Explained: Nissan’s VC-Turbo

AS electric propulsion edges ever closer to the critical popularity tipping point, mainstream brands including Nissan are proving that there’s plenty of life left in combustion power.

The Japanese manufacturer’s VC-Turbo engine uses an ingenious variable crankshaft arrangement that allows the compression ratio to be altered while running. Unlike some ‘virtual’ variable-compression-ratio offerings that use clever valve timing to achieve something similar, Nissan’s VC-T actually changes the TDC (top dead centre) height of the piston.

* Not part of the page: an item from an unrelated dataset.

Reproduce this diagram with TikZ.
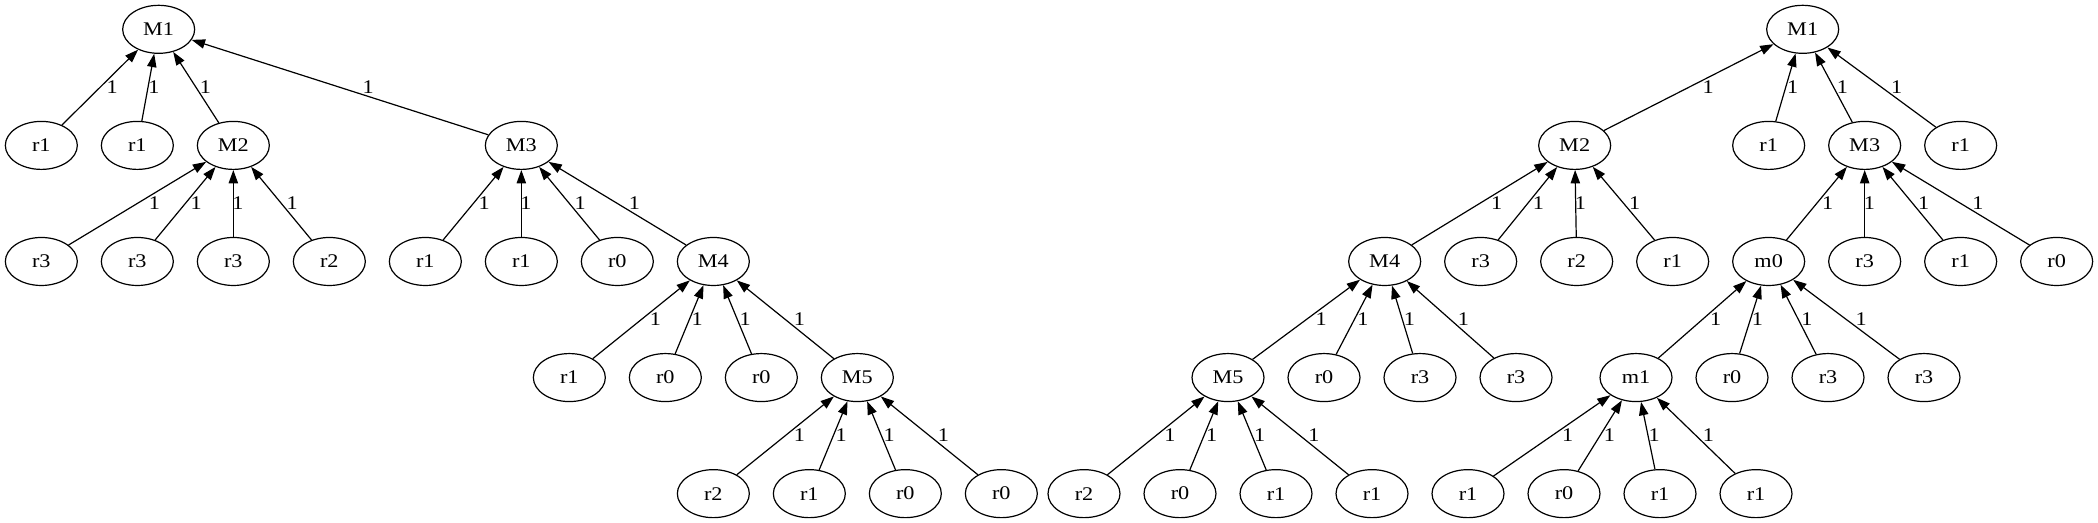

Under low-load conditions such as freeway cruising, the piston is allowed to travel to the highest permissible position up the cylinder, creating maximum compression before ignition. When maximum power is required, though, the complex multi-link crankshaft pulls its party trick. Instead of a simple plain bearing at the ‘big-end’ of the piston connecting rod, the CV-Turbo engine has a multi-link which connects the offset con-rod to a completely separate control shaft as well as the crankshaft bearing.

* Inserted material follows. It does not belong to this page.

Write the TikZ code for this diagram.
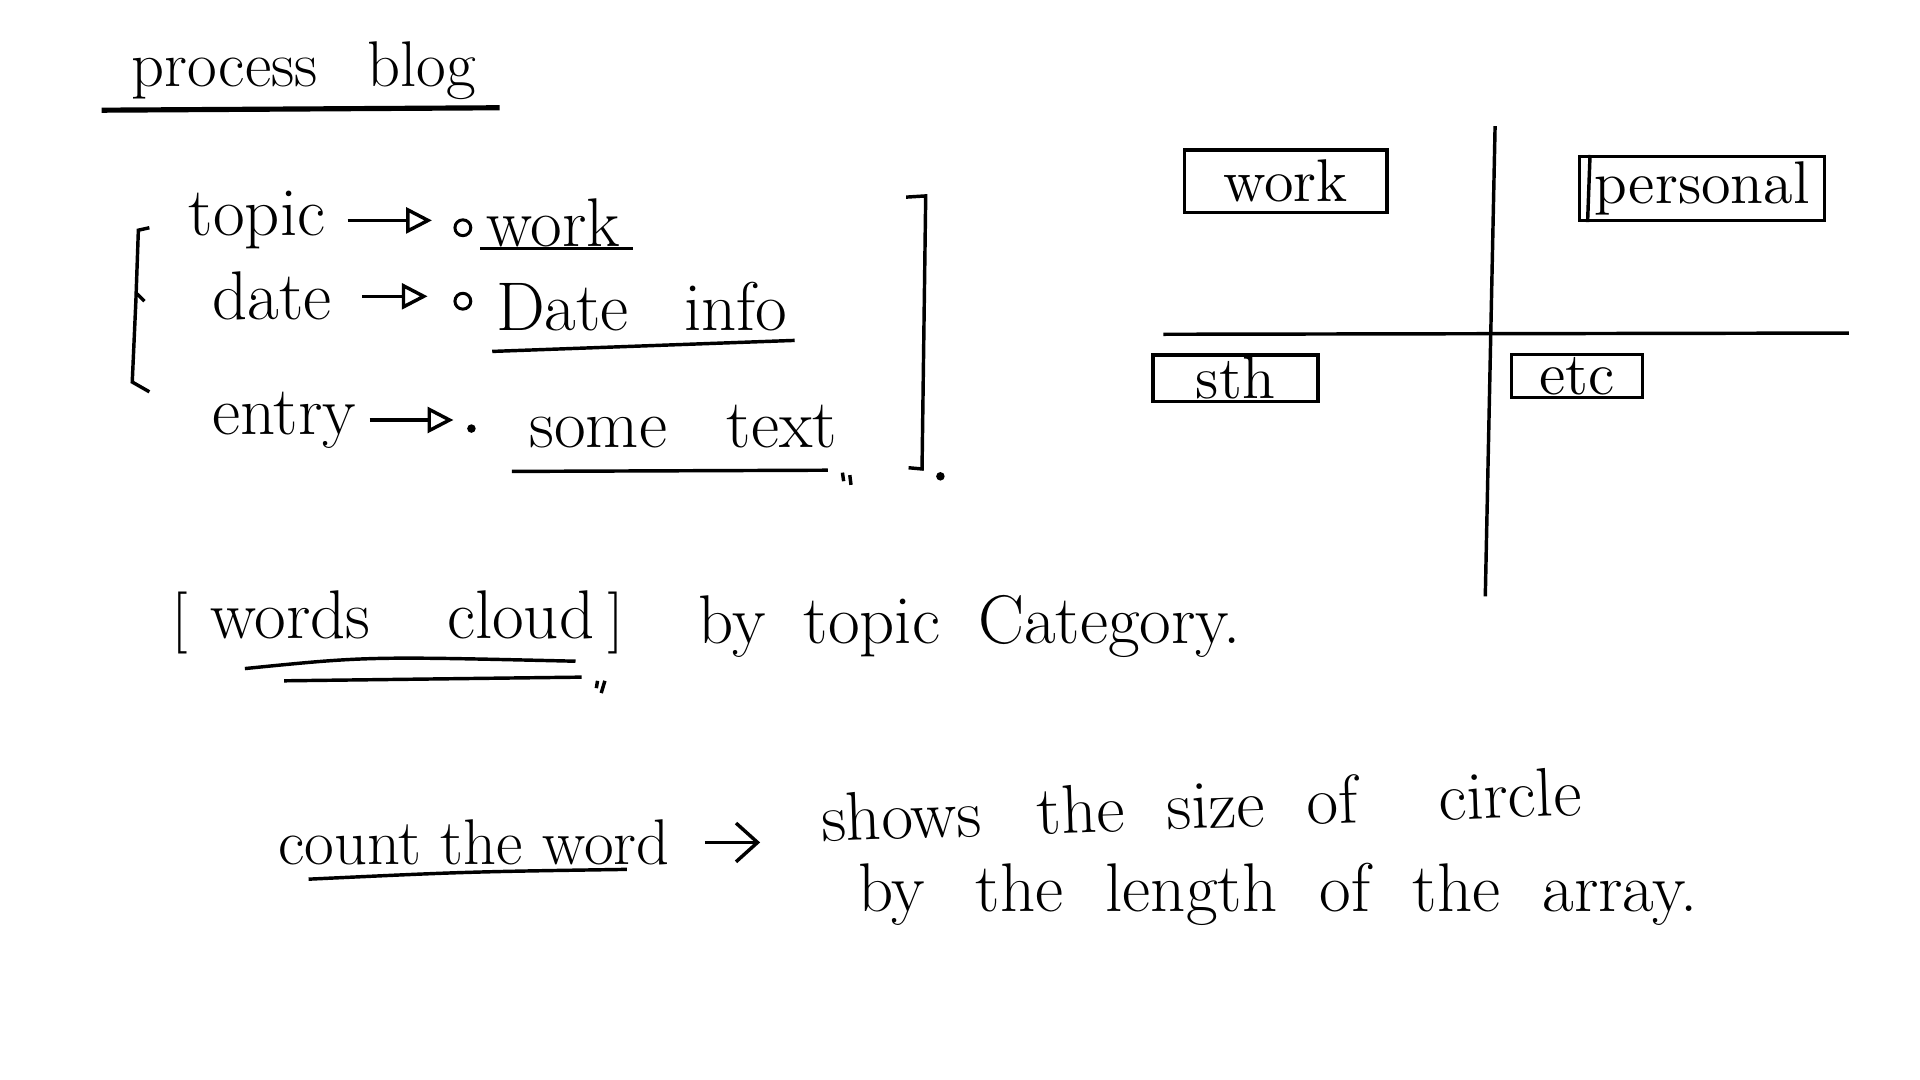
\documentclass[tikz,border=0pt]{standalone}
\usepackage{tikz}
\usetikzlibrary{arrows.meta,positioning}

\begin{document}
\begin{tikzpicture}[x=0.01cm, y=-0.01cm,
    hand/.style={inner sep=0pt, font=\fontsize{16}{19}\selectfont},
    title/.style={inner sep=0pt, font=\fontsize{15}{18}\selectfont},
    tag/.style={draw, line width=0.8pt, inner sep=0pt, font=\fontsize{14}{17}\selectfont},
    pen/.style={line width=0.8pt},
    arrow/.style={-{Triangle[open, length=6pt, width=6pt]}, line width=0.8pt},
    barb/.style={-{Straight Barb[length=5pt, width=9pt]}, line width=0.8pt},
    ring/.style={circle, draw, inner sep=1.3pt, line width=0.7pt},
    spot/.style={circle, fill, inner sep=0.7pt}
  ]
    \useasboundingbox (0,0) rectangle (1568,882);

    % title
    \node[title] (title) at (248,58) {process\hspace{7pt} blog};
    \draw[line width=1.2pt] (83,90) -- (408,88);

    % blog fields
    \node[hand] (topic) at (210,180) {topic};
    \node[ring] (r1)    at (378,186) {};
    \node[hand] (work)  at (452,182) {work};
    \node[hand] (date)  at (222,242) {date};
    \node[ring] (r2)    at (378,246) {};
    \node[hand] (dinfo) at (524,250) {Date\hspace{8pt} info};
    \node[hand] (entry) at (232,343) {entry};
    \node[spot] (r3)    at (385,350) {};
    \node[hand] (stext) at (558,348) {some\hspace{9pt} text};
    \node[spot] (rend)  at (768,389) {};

    \draw[arrow, shorten <=5pt, shorten >=5pt] (topic.east) -- (topic.east -| r1.west);
    \draw[arrow, shorten <=7pt, shorten >=6pt] (date.east) -- (date.east -| r2.west);
    \draw[arrow, shorten <=3pt, shorten >=3pt] (entry.east) -- (entry.east -| r3.west);
    \draw[pen] (392,203) -- (517,203);
    \draw[pen] (402,287) -- (649,278);
    \draw[pen] (418,385) -- (676,384);
    \draw[pen] (688,386) -- (689,393);
    \draw[pen] (694,388) -- (695,396);

    % brackets round the fields
    \draw[pen] (122,186) -- (113,188) -- (111,245) -- (108,312) -- (122,320);
    \draw[pen] (112,240) -- (118,246);
    \draw[pen] (740,161) -- (756,160) -- (753,383) -- (742,382);

    % quadrants
    \coordinate (vtop) at (1221,103);
    \coordinate (vbot) at (1213,487);
    \coordinate (hlft) at (950,273);
    \coordinate (hrgt) at (1510,272);
    \draw[pen] (vtop) -- (vbot);
    \draw[pen] (hlft) -- (hrgt);
    \node[tag, minimum width=1.65cm, minimum height=0.51cm] (qwork) at (1050,148) {work};
    \node[tag, minimum width=2.0cm, minimum height=0.52cm]  (qpers) at (1390,154) {personal};
    \node[tag, minimum width=1.35cm, minimum height=0.38cm] (qsth)  at (1009,309) {sth};
    \node[tag, minimum width=1.07cm, minimum height=0.35cm] (qetc)  at (1288,307) {etc};
    \draw[pen] ([xshift=0.08cm]qpers.south west) -- ([xshift=0.1cm]qpers.north west);

    % word cloud
    \node[hand] (cloud) at (325,508) {\Large[\normalsize\hspace{5pt}\fontsize{16}{19}\selectfont words\hspace{13pt} cloud\hspace{3pt}\Large]};
    \node[hand, anchor=west] (bytopic) at (570,512) {by\hspace{4pt} topic\hspace{4pt} Category.};
    \draw[pen] (200,546) .. controls (300,536) .. (470,540);
    \draw[pen] (232,556) -- (475,553);
    \draw[pen] (488,556) -- (487,562);
    \draw[pen] (494,556) -- (491,566);

    % counting
    \node[hand, font=\fontsize{15}{18}\selectfont] (count) at (387,688) {count the word};
    \draw[pen] (252,718) .. controls (380,712) .. (512,710);
    \node[hand, anchor=west, rotate=2] (shows) at (670,668) {shows\hspace{8pt} the\hspace{5pt} size\hspace{5pt} of\hspace{14pt} circle};
    \node[hand, anchor=west] (length) at (700,730) {by\hspace{7pt} the\hspace{5pt} length\hspace{5pt} of\hspace{5pt} the\hspace{5pt} array.};
    \draw[barb, shorten <=8pt, shorten >=14pt] (count.east) -- (count.east -| shows.west);
\end{tikzpicture}
\end{document}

When its governing Harmonic Drive rotates the control shaft, the big-end rotates towards the lower side of the crankshaft, in turn lowering the piston’s swept zone and TDC height. This creates more space in the combustion chamber, allowing the turbo to force more air and fuel into the cylinder before combustion for maximum power: two engines in one.

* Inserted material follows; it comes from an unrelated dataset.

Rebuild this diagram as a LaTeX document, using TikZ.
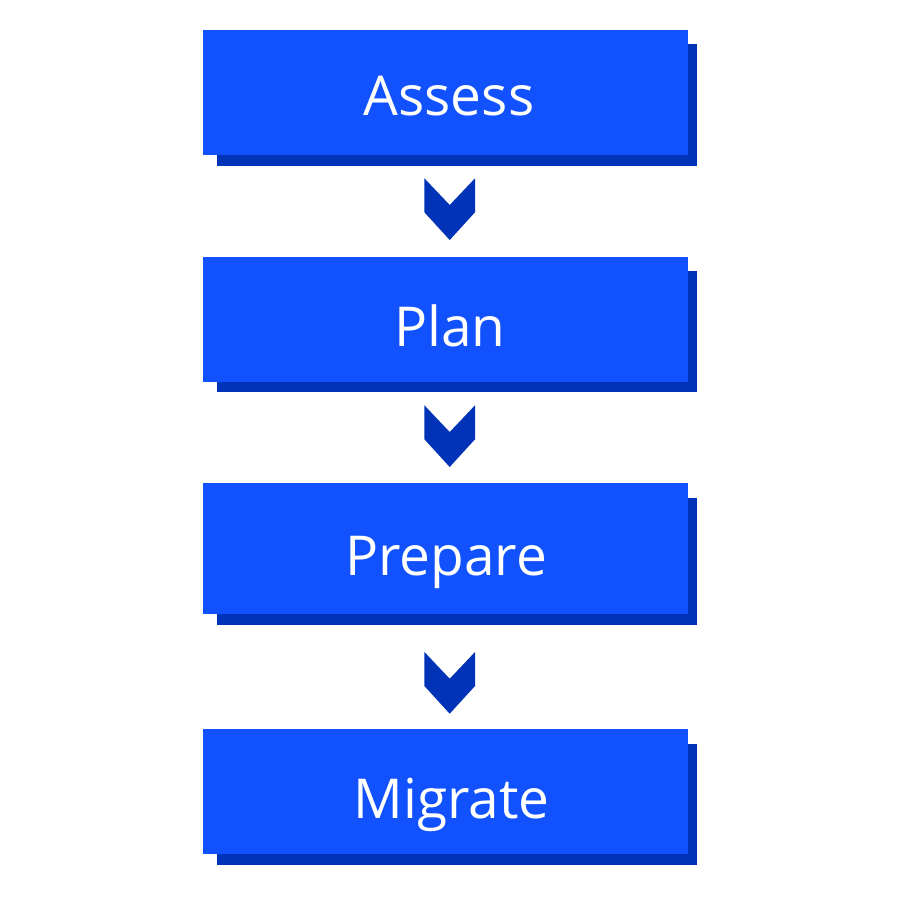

In angry mode, a 2.0-litre VC-T engine can pump out about 200kW but uses around 6.2 litres of fuel per 100km on the combined cycle.

How it works:

Bit of both

Under light conditions when the turbo is virtually idle, the VC-T can squeeze air in the cylinder to 14 times induction pressure before combustion (14:1), but under heavy acceleration the clever crank lowers that ratio to just 8:1, allowing the hard-working turbo to pack in maximum charge.

Con job

Inside the crankcase of a conventional piston engine there are just three bearings per cylinder and only one con-rod. But the extra complexity of the VC-T, with four connecting components, more than doubles the number of bearings. That means more weight and cost.

Smooth operator

As a bonus, the multi-link set-up removes the necessity of balancer shafts in four-cylinder engines. It also reduces the side-to-side movement of the con-rod big-end and almost eliminates side forces on the piston. This in turn reduces friction in the cylinder for better fuel economy and increased service life.